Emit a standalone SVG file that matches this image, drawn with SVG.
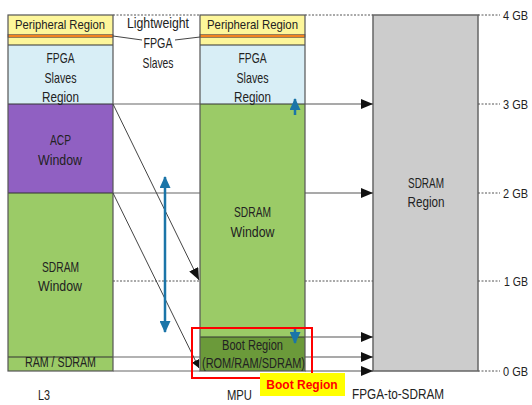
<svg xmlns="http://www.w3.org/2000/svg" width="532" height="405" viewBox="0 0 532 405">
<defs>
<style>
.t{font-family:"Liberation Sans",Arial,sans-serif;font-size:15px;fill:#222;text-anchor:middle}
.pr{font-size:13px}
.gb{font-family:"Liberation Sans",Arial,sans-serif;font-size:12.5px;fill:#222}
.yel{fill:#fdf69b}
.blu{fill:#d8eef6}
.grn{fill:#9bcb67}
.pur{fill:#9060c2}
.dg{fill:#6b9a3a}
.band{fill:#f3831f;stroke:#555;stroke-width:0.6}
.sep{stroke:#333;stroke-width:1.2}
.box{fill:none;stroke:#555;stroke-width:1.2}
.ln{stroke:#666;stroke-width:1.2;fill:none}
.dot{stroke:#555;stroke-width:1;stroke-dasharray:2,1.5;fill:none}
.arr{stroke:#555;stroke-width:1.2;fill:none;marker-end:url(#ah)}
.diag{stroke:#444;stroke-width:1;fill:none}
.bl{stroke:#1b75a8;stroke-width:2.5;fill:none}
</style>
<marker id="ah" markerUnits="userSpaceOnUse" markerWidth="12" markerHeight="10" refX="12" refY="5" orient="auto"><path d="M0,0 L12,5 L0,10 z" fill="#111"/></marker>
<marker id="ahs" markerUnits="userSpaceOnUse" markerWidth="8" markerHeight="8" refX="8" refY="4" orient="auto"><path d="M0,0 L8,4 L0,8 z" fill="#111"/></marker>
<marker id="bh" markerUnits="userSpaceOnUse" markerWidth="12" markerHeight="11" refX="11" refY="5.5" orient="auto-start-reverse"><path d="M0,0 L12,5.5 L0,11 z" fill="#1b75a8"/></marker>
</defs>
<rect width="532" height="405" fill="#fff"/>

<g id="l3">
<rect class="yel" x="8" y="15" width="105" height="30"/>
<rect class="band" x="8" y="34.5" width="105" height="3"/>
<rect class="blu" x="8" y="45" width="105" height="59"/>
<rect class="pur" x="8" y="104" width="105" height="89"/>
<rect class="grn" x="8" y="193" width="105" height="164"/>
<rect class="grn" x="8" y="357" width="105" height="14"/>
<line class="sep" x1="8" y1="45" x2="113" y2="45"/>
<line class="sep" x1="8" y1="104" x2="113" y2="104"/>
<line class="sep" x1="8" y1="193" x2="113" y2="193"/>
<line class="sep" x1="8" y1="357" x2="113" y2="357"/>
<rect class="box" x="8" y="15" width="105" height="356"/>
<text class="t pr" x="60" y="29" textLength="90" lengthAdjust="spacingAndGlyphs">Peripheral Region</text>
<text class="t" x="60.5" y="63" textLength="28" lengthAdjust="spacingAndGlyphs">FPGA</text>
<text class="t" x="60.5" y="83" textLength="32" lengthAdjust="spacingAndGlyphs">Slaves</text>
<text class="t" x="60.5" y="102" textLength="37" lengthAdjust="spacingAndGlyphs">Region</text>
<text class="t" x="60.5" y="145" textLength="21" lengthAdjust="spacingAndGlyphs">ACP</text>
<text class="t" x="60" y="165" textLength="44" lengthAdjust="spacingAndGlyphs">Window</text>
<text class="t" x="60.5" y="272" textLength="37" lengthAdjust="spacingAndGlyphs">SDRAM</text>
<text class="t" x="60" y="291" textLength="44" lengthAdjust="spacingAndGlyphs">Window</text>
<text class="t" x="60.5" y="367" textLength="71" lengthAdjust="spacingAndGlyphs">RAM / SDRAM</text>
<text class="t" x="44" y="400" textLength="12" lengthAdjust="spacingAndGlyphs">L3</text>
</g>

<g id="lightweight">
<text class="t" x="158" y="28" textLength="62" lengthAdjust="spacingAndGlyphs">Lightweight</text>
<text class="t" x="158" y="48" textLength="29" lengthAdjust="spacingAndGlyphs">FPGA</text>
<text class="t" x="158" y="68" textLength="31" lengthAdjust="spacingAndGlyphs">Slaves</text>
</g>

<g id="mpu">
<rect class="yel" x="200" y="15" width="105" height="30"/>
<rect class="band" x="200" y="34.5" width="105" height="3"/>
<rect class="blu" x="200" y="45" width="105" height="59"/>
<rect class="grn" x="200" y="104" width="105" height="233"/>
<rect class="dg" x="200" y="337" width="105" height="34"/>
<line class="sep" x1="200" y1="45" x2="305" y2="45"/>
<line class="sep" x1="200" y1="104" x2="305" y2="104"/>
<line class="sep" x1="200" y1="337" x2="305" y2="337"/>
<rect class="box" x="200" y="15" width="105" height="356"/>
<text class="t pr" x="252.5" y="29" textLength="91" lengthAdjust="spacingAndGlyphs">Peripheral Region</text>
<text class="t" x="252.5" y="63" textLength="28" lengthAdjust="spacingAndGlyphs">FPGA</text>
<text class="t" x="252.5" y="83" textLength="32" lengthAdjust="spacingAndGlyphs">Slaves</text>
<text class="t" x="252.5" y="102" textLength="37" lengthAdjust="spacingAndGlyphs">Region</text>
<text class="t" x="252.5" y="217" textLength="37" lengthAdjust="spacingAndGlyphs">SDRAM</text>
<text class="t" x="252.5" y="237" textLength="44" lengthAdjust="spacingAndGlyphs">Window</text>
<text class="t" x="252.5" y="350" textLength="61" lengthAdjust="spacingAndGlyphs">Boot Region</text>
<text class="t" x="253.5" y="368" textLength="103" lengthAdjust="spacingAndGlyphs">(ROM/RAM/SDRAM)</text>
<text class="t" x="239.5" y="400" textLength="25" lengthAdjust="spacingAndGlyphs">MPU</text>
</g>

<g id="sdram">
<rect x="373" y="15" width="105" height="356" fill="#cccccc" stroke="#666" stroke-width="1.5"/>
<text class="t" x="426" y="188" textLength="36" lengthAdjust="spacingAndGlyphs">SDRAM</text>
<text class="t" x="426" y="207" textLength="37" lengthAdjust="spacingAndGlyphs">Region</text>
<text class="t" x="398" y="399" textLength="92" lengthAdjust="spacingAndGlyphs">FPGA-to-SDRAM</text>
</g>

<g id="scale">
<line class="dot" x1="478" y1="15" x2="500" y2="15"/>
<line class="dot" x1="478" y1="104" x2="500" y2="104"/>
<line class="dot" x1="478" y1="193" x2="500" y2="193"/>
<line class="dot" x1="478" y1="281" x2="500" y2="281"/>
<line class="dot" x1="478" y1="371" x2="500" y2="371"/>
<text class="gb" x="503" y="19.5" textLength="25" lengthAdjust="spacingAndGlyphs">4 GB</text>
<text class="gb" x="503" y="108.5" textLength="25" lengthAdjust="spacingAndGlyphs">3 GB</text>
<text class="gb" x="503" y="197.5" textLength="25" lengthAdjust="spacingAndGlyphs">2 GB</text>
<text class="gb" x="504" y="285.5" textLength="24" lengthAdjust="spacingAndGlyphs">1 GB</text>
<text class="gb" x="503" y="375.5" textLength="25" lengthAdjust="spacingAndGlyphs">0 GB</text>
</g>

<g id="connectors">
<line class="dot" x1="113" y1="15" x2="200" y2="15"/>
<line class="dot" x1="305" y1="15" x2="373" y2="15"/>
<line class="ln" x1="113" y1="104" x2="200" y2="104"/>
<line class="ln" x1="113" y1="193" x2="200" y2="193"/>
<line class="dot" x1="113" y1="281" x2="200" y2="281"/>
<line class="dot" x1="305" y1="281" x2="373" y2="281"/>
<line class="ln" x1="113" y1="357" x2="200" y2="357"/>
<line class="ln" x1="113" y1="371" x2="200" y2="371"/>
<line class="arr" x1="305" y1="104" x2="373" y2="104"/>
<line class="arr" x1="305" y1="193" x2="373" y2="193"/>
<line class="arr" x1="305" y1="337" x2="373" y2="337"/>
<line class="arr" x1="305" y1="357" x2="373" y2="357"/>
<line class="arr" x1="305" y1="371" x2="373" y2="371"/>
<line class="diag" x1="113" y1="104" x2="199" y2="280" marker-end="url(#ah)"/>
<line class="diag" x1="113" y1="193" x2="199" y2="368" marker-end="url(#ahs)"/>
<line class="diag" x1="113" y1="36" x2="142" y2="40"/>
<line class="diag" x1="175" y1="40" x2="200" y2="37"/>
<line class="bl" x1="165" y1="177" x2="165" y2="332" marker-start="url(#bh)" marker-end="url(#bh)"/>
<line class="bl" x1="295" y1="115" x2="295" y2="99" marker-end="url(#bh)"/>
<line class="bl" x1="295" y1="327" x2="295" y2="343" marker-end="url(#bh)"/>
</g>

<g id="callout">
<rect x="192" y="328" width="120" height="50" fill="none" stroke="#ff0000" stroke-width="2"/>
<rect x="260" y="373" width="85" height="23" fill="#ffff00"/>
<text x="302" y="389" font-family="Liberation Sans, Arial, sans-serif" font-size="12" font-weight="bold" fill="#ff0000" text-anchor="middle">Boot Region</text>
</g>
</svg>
:::::
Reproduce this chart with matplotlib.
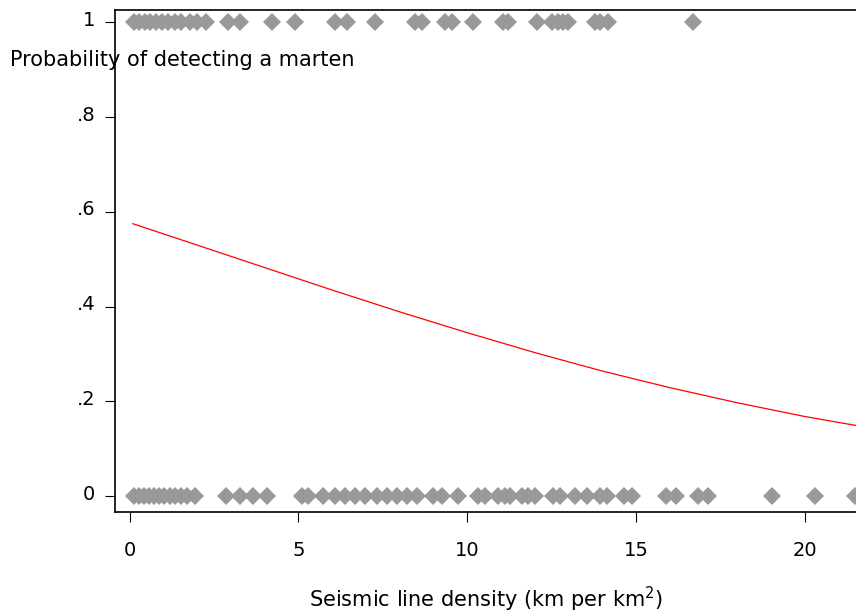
:::::
*Exercise aim:* For each line in the data above that contains the string "this", extract the line.

*Task answer:*
Emit a standalone SVG file that matches this image, drawn with SVG.
Reproduce this chart with matplotlib.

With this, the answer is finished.